Vivid new satellite photos of Anak Krakatau are providing our first cloud-free glimpse of the island volcano that triggered a devastating tsunami in Indonesia late last month. As the photos show, a gaping lagoon now appears where a 1,115-foot-high volcanic mountain once stood.
It’s now all but certain that a devastating landslide on Anak Krakatau unleashed the Indonesian tsunami on December 22, 2018, an event that killed over 420 people and displaced thousands along the coast of Java and Sumatra.
In the days that followed, poor weather and incessant cloud cover over the region prevented satellites from capturing a clear view of the island volcano. Grainy radar images released on December 27 were the first to provide visual evidence of the collapse, but new images released today by Planet Labs, a private Earth-imaging company based in San Francisco, show Anak Krakatau both before and after the landslide, in exquisite detail. Planet Labs captured the images using its Dove and SkySat platforms, as BBC reports.
An image taken on December 17, 2018 shows the volcano just five days before the collapse. Other than a plume of smoke rising from the top of its cone, nothing seems out of the ordinary.
A shocking image taken on December 30—a week after the disaster—shows the shattered remains of the island volcano. Every edge and contour of the island is now different, its shape irrevocably changed. A gaping lagoon—now a bay—appears where the mountain once stood. Foliage that once grew along the island’s eastern regions appears to be completely gone. A copious amount of light brown sediment can be seen wafting in the waters along the island’s western and southern coasts.
A satellite photo captured just yesterday, on January 2, offers a closer view of the island. Thick white smoke can be seen billowing from the volcano’s new cone, while no shred of vegetation can be seen on the island’s surface. The new bay appears to have shrunk since December 30, suggesting ongoing seismic activity and land slips as the volcano continues to rumble and settle.
Writing at the Landslide Blog, geologist David Petley said the new images show that a significant portion of the landslide came from above sea level (a subaerial landslide), contrary to initial reports that it was a submarine landslide.

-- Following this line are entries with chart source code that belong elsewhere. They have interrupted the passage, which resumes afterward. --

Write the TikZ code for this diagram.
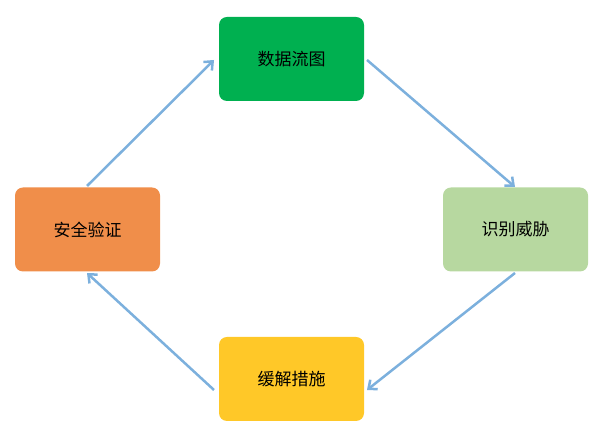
\documentclass[tikz,border=0pt]{standalone}
\usepackage{fontspec}
\setmainfont{Noto Sans CJK SC}
\usetikzlibrary{arrows.meta}
\definecolor{cA}{RGB}{0,176,80}
\definecolor{cB}{RGB}{183,216,160}
\definecolor{cC}{RGB}{255,200,40}
\definecolor{cD}{RGB}{240,142,74}
\definecolor{arr}{RGB}{124,176,221}
\begin{document}
\begin{tikzpicture}[x=1pt,y=1pt,
  box/.style={rounded corners=8pt,minimum width=145pt,minimum height=84pt,inner sep=0pt,font=\fontsize{17}{20}\selectfont},
  link/.style={draw=arr,line width=2.5pt,-{Straight Barb[length=7pt,width=12pt]}}]
\useasboundingbox (0,0) rectangle (600,435);
\node[box,fill=cA] (a) at (291.5,376) {数据流图};
\node[box,fill=cB] (b) at (515.5,205.5) {识别威胁};
\node[box,fill=cC] (c) at (291.5,56) {缓解措施};
\node[box,fill=cD] (d) at (87.5,205.5) {安全验证};
\coordinate (d1) at (87,249);
\coordinate (a1) at (214,375);
\coordinate (a2) at (367,375);
\coordinate (b1) at (515,248);
\coordinate (b2) at (515,162);
\coordinate (c1) at (367,45);
\coordinate (c2) at (214,45);
\coordinate (d2) at (87,162);
\draw[link] (d1) -- (a1);
\draw[link] (a2) -- (b1);
\draw[link] (b2) -- (c1);
\draw[link] (c2) -- (d2);
\end{tikzpicture}
\end{document}
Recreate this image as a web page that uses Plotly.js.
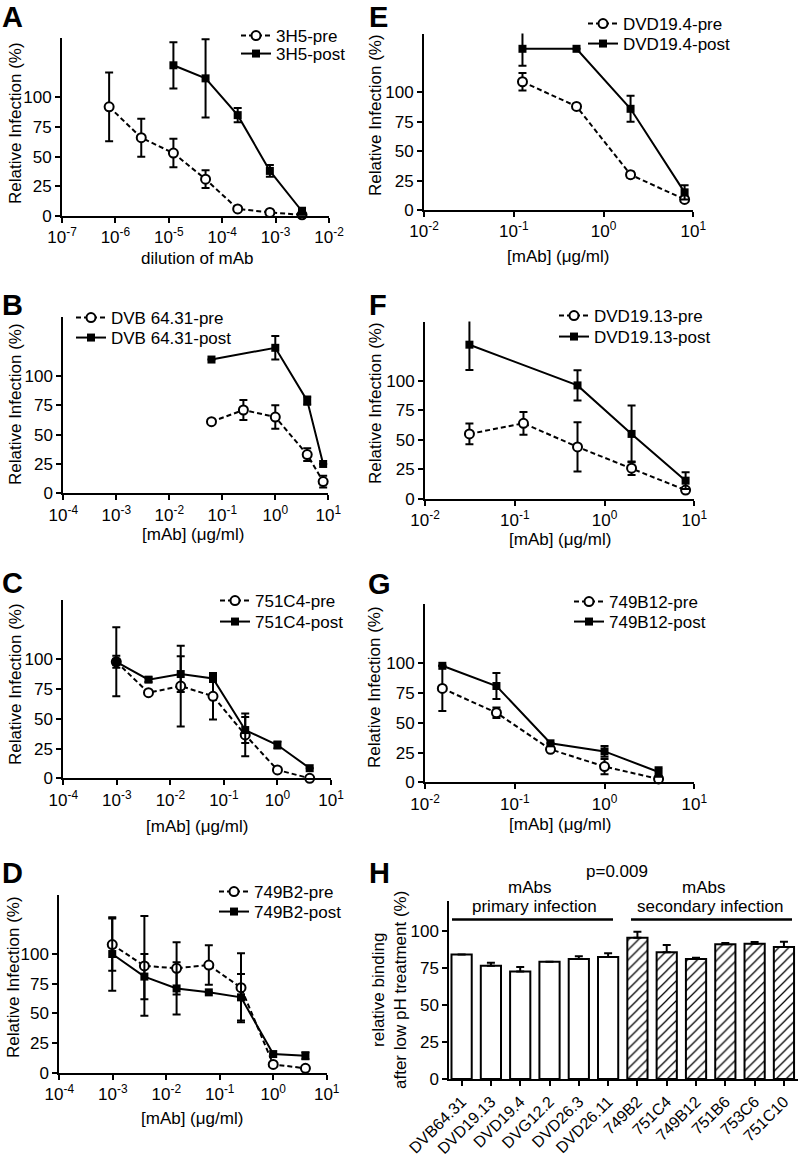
<!DOCTYPE html>
<html>
<head>
<meta charset="utf-8">
<script src="https://cdn.plot.ly/plotly-3.0.1.min.js"></script>
<style>html,body{margin:0;padding:0;background:#fff}</style>
</head>
<body>
<div id="chart" style="width:800px;height:1156px"></div>
<script>
// Panel A: 3H5 (dilution of mAb)
const concA = [7.63e-7, 3.05e-6, 1.22e-5, 4.88e-5, 1.95e-4, 7.81e-4, 3.125e-3];
const preA = [92, 66, 53, 31, 6, 3, 1];
const preAErr = [29, 16, 12, 7.5, 0, 0, 0];
const concAPost = [1.22e-5, 4.88e-5, 1.95e-4, 7.81e-4, 3.125e-3];
const postA = [127, 116, 85, 38, 4];
const postAErr = [19.5, 33, 6, 5, 3];

// Panel B: DVB 64.31
const concBPre = [0.0625, 0.25, 1, 4, 8];
const preB = [61, 71, 65, 33, 10];
const preBErr = [2, 8.5, 10, 5.5, 5];
const concBPost = [0.0625, 1, 4, 8];
const postB = [114, 124, 79, 25];
const postBErr = [0, 10, 3.5, 0];

// Panel C: 751C4
const concC = [0.000977, 0.0039, 0.0156, 0.0625, 0.25, 1, 4];
const preC = [98, 72, 77.6, 69, 36.5, 7, 0];
const preCErr = [29, 0, 34, 19.6, 18, 0, 0];
const postC = [98, 83, 87.7, 84, 40.6, 28, 8.5];
const postCErr = [5, 2, 15, 3, 11, 3, 0];

// Panel D: 749B2
const concD = [0.000977, 0.0039, 0.0156, 0.0625, 0.25, 1, 4];
const preD = [108, 90, 88, 90.7, 71.6, 7, 3.7];
const preDErr = [22, 42, 22, 16.6, 29, 0, 0];
const postD = [100, 81, 71, 67.7, 63.5, 15.7, 14.3];
const postDErr = [31, 19, 22, 0, 19.6, 0, 3];

// Panel E: DVD19.4
const concE = [0.125, 0.5, 2, 8];
const preE = [109, 88, 30, 9];
const preEErr = [7.5, 0, 2.5, 2];
const postE = [137, 137, 86, 15];
const postEErr = [14.5, 0, 11, 6];

// Panel F: DVD19.13
const concFPre = [0.03125, 0.125, 0.5, 2, 8];
const preF = [55, 64, 44, 26, 7.5];
const preFErr = [8.8, 9.6, 20.8, 5.7, 1];
const concFPost = [0.03125, 0.5, 2, 8];
const postF = [130.4, 96, 55, 15.5];
const postFErr = [21.4, 12.8, 24, 7];

// Panel G: 749B12
const concG = [0.0156, 0.0625, 0.25, 1, 4];
const preG = [79, 58.5, 27.7, 13.2, 2.8];
const preGErr = [19, 4.5, 1.5, 6.4, 1];
const postG = [98, 81, 32.8, 26, 8.7];
const postGErr = [0, 11, 0, 4.5, 4];

// Panel H: binding after low pH
const primaryMabs = ["DVB64.31", "DVD19.13", "DVD19.4", "DVG12.2", "DVD26.3", "DVD26.11"];
const primaryBinding = [84, 76.4, 72.4, 79, 80.9, 82.3];
const primaryErr = [0, 2, 3.1, 0, 1.8, 2.4];
const secondaryMabs = ["749B2", "751C4", "749B12", "751B6", "753C6", "751C10"];
const secondaryBinding = [95.3, 85.4, 80.9, 90.8, 91.2, 89];
const secondaryErr = [4, 5, 0.9, 0.9, 1.2, 3.6];

// tick exponents
const expsA = [-7, -6, -5, -4, -3, -2];
const expsWide = [-4, -3, -2, -1, 0, 1];
const expsNarrow = [-2, -1, 0, 1];
const infectionTicks = [0, 25, 50, 75, 100];

const W = 800, H = 1156;
const px = (x) => x / W;
const py = (y) => 1 - y / H;
const FONT = "Liberation Sans, Arial, sans-serif";

let legendCount = 0;
function curve(name, x, y, err, pre, n) {
  const s = n > 1 ? String(n) : "";
  legendCount += 1;
  return {
    x: x, y: y, name: name,
    type: "scatter", mode: "lines+markers",
    xaxis: "x" + s, yaxis: "y" + s,
    legend: "legend" + (legendCount > 1 ? legendCount : ""),
    line: { color: "black", width: 2, dash: pre ? "5px,3px" : "solid" },
    marker: pre
      ? { symbol: "circle", size: 9, color: "white", line: { color: "black", width: 2 } }
      : { symbol: "square", size: 8, color: "black" },
    error_y: { type: "data", array: err, visible: true, color: "black", thickness: 2, width: 4 },
    cliponaxis: false,
  };
}

const traces = [
  curve("3H5-pre", concA, preA, preAErr, true, 1),
  curve("3H5-post", concAPost, postA, postAErr, false, 1),
  curve("DVB 64.31-pre", concBPre, preB, preBErr, true, 2),
  curve("DVB 64.31-post", concBPost, postB, postBErr, false, 2),
  curve("751C4-pre", concC, preC, preCErr, true, 3),
  curve("751C4-post", concC, postC, postCErr, false, 3),
  curve("749B2-pre", concD, preD, preDErr, true, 4),
  curve("749B2-post", concD, postD, postDErr, false, 4),
  curve("DVD19.4-pre", concE, preE, preEErr, true, 5),
  curve("DVD19.4-post", concE, postE, postEErr, false, 5),
  curve("DVD19.13-pre", concFPre, preF, preFErr, true, 6),
  curve("DVD19.13-post", concFPost, postF, postFErr, false, 6),
  curve("749B12-pre", concG, preG, preGErr, true, 7),
  curve("749B12-post", concG, postG, postGErr, false, 7),
  {
    x: primaryMabs, y: primaryBinding, type: "bar", xaxis: "x8", yaxis: "y8",
    showlegend: false, width: 0.69,
    marker: { color: "white", line: { color: "black", width: 2 } },
    error_y: { type: "data", symmetric: false, array: primaryErr, arrayminus: primaryErr.map(() => 0),
      color: "black", thickness: 2, width: 4 },
  },
  {
    x: secondaryMabs, y: secondaryBinding, type: "bar", xaxis: "x8", yaxis: "y8",
    showlegend: false, width: 0.69,
    marker: { color: "white", line: { color: "black", width: 2 },
      pattern: { shape: "/", fgcolor: "black", bgcolor: "white", size: 7, solidity: 0.18 } },
    error_y: { type: "data", symmetric: false, array: secondaryErr, arrayminus: secondaryErr.map(() => 0),
      color: "black", thickness: 2, width: 4 },
  },
];

const lineStyle = {
  showline: true, linewidth: 2, linecolor: "black",
  ticks: "outside", ticklen: 5, tickwidth: 2, tickcolor: "black",
  showgrid: false, zeroline: false, tickfont: { size: 17, color: "black" },
};

function logAxis(x0, x1, exps, n) {
  return Object.assign({}, lineStyle, {
    domain: [px(x0), px(x1)], type: "log", anchor: "y" + (n > 1 ? n : ""),
    range: [exps[0], exps[exps.length - 1]],
    tickvals: exps.map((e) => Math.pow(10, e)),
    ticktext: exps.map((e) => "10<sup>" + e + "</sup>"),
  });
}
function infAxis(top, bottom, n) {
  return Object.assign({}, lineStyle, {
    domain: [py(bottom), py(top)], anchor: "x" + (n > 1 ? n : ""),
    range: [0, 150], tickvals: infectionTicks,
  });
}

const layout = {
  width: W, height: H,
  margin: { l: 0, r: 0, t: 0, b: 0 },
  paper_bgcolor: "white", plot_bgcolor: "white",
  font: { family: FONT, color: "black", size: 17 },
  barmode: "overlay",
  xaxis: logAxis(62, 329, expsA, 1),
  yaxis: infAxis(38, 216, 1),
  xaxis2: logAxis(63.3, 328.3, expsWide, 2),
  yaxis2: infAxis(317.3, 493.3, 2),
  xaxis3: logAxis(63.3, 331, expsWide, 3),
  yaxis3: infAxis(600, 778.3, 3),
  xaxis4: logAxis(59.3, 326.7, expsWide, 4),
  yaxis4: infAxis(894.7, 1072.7, 4),
  xaxis5: logAxis(424, 693.3, expsNarrow, 5),
  yaxis5: infAxis(33.5, 210, 5),
  xaxis6: logAxis(425, 694.3, expsNarrow, 6),
  yaxis6: infAxis(321.5, 499, 6),
  xaxis7: logAxis(425, 694.3, expsNarrow, 7),
  yaxis7: infAxis(604, 782.3, 7),
  xaxis8: Object.assign({}, lineStyle, {
    domain: [px(449.3), px(798)], anchor: "y8", type: "category",
    categoryorder: "array", categoryarray: primaryMabs.concat(secondaryMabs),
    range: [-0.42, 11.48], tickangle: -45, tickfont: { size: 16, color: "black" },
  }),
  yaxis8: Object.assign({}, lineStyle, {
    domain: [py(1079), py(901)], anchor: "x8",
    range: [0, 120], tickvals: infectionTicks,
  }),
  shapes: [
    { type: "line", xref: "paper", yref: "paper", x0: px(452), x1: px(613), y0: py(919.5), y1: py(919.5),
      line: { color: "black", width: 2.5 } },
    { type: "line", xref: "paper", yref: "paper", x0: px(631), x1: px(792), y0: py(919.5), y1: py(919.5),
      line: { color: "black", width: 2.5 } },
  ],
  annotations: [],
};

// one legend per entry: [text left, text centre y]
const legendSpots = [
  [268, 35], [268, 53],
  [103, 317], [103, 337],
  [247, 600], [247, 621],
  [246, 891], [246, 911],
  [615, 23], [615, 43],
  [586, 315], [586, 336],
  [601, 601], [601, 621],
];
legendSpots.forEach((p, i) => {
  layout["legend" + (i > 0 ? i + 1 : "")] = {
    x: px(p[0] - 32), y: py(p[1] - 17), xanchor: "left", yanchor: "top",
    bgcolor: "rgba(0,0,0,0)", font: { size: 17, color: "black" },
    itemwidth: 30,
  };
});

function note(text, x, y, opts) {
  layout.annotations.push(Object.assign({
    text: text, x: px(x), y: py(y), xref: "paper", yref: "paper",
    showarrow: false, xanchor: "center", yanchor: "middle",
    font: { size: 17, color: "black", family: FONT },
  }, opts || {}));
}

// panel letters
const letters = [["A", 12, 17], ["B", 12, 305], ["C", 12, 583], ["D", 12, 873],
  ["E", 378, 17], ["F", 378, 305], ["G", 379, 584], ["H", 379, 873]];
letters.forEach((l) => note("<b>" + l[0] + "</b>", l[1], l[2], { font: { size: 29, color: "black", family: FONT } }));

// y titles
const yTitle = "Relative Infection (%)";
[[15, 123], [15, 404], [15, 684], [13, 977], [375, 115], [375, 403], [375, 687]].forEach((p) =>
  note(yTitle, p[0], p[1], { textangle: -90 }));
note("relative binding<br>after low pH treatment (%)", 389, 990, { textangle: -90 });

// x titles
note("dilution of mAb", 197, 259);
const xTitle = "[mAb] (μg/ml)";
[[193, 534], [197, 826], [192, 1118], [558, 256], [560, 539], [560, 824]].forEach((p) => note(xTitle, p[0], p[1]));

// panel H labels
note("p=0.009", 617, 871);
note("mAbs", 529, 887);
note("primary infection", 534, 906);
note("mAbs", 703, 887);
note("secondary infection", 710, 906);

Plotly.newPlot("chart", traces, layout, { staticPlot: true });
</script>
</body>
</html>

“No remains of the landslide are seen—it left almost nothing behind as far as I can see—so the entire volume of 150-170 million cubic metres entered the water,” wrote Petley. “It is unsurprising therefore that it generated a very significant tsunami in the local area.”
What’s more, Petley said the toe, or base, of the landslide was “extremely broad,” which meant the landslide “would have been able to displace water across a very large front.”
Looking at these photos, Anak Krakatau appears to be one of the most formidable and uninviting places on Earth at the moment. And as the smoke billowing from its surface suggests, it continues to be an active volcano. Residents along the Sumatra and Java coast are being told to stay on high alert for fear of further tsunamis.